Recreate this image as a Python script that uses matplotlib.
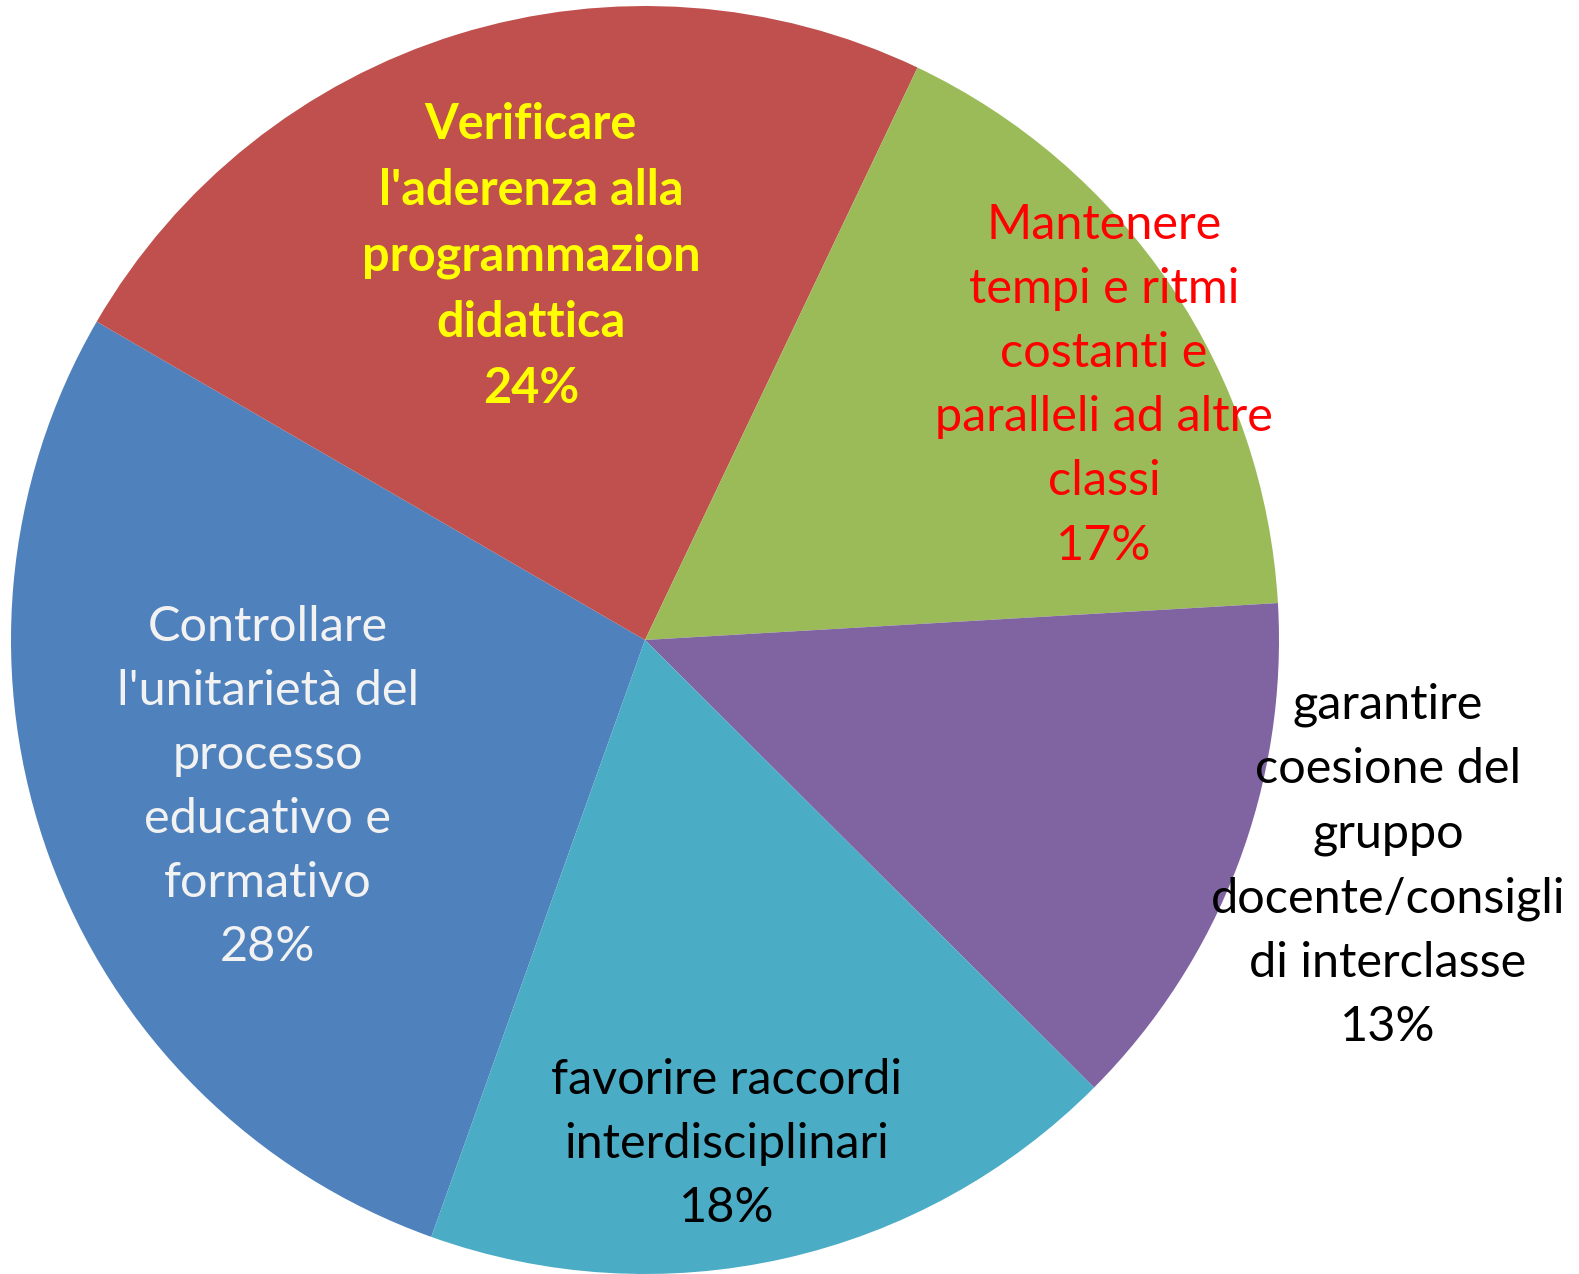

---

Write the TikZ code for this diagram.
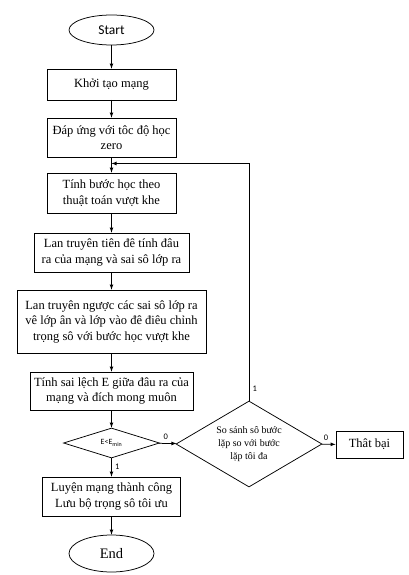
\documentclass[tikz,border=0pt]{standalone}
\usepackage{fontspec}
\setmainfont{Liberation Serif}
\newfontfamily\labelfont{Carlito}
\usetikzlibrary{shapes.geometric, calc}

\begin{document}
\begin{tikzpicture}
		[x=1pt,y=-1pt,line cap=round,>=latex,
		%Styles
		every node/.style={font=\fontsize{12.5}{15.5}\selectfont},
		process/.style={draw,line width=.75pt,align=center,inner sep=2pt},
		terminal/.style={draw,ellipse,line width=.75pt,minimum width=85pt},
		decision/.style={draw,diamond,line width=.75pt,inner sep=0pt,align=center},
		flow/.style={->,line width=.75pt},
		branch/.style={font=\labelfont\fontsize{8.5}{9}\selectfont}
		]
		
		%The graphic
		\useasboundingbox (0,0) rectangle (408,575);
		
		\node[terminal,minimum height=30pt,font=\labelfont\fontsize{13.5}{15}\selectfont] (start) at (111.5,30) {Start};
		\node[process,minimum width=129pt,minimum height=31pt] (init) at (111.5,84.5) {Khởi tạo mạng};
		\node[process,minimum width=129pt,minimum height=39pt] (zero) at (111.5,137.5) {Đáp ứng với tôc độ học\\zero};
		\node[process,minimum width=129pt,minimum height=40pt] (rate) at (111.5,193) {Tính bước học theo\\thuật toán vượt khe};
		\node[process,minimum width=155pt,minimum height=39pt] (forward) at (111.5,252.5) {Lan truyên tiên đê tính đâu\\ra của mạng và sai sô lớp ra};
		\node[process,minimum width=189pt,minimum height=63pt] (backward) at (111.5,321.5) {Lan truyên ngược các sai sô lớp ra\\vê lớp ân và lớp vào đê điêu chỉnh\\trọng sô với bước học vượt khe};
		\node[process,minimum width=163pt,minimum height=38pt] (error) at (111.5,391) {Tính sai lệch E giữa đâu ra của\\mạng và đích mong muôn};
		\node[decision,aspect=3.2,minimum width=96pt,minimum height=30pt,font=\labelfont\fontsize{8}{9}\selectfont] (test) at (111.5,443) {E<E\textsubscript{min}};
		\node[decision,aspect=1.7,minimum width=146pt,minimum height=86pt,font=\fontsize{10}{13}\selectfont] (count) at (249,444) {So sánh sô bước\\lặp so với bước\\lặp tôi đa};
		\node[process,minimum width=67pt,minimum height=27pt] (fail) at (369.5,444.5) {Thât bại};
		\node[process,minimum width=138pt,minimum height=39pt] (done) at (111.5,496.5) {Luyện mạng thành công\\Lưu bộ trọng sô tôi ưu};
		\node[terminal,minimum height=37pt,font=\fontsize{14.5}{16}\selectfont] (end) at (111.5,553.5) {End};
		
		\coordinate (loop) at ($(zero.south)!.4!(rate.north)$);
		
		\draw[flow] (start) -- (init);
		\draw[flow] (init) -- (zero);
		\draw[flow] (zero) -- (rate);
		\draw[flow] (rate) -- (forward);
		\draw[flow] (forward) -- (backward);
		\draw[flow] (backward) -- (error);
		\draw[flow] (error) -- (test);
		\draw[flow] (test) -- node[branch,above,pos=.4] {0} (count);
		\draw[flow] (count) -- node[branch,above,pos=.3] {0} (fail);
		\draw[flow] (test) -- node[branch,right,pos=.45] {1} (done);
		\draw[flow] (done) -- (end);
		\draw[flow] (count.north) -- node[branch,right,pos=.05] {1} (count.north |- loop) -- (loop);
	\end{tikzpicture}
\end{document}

→ **Task description**: Count the lines that include the word "this" and state the result as a bare number.

→ **Task response**: 2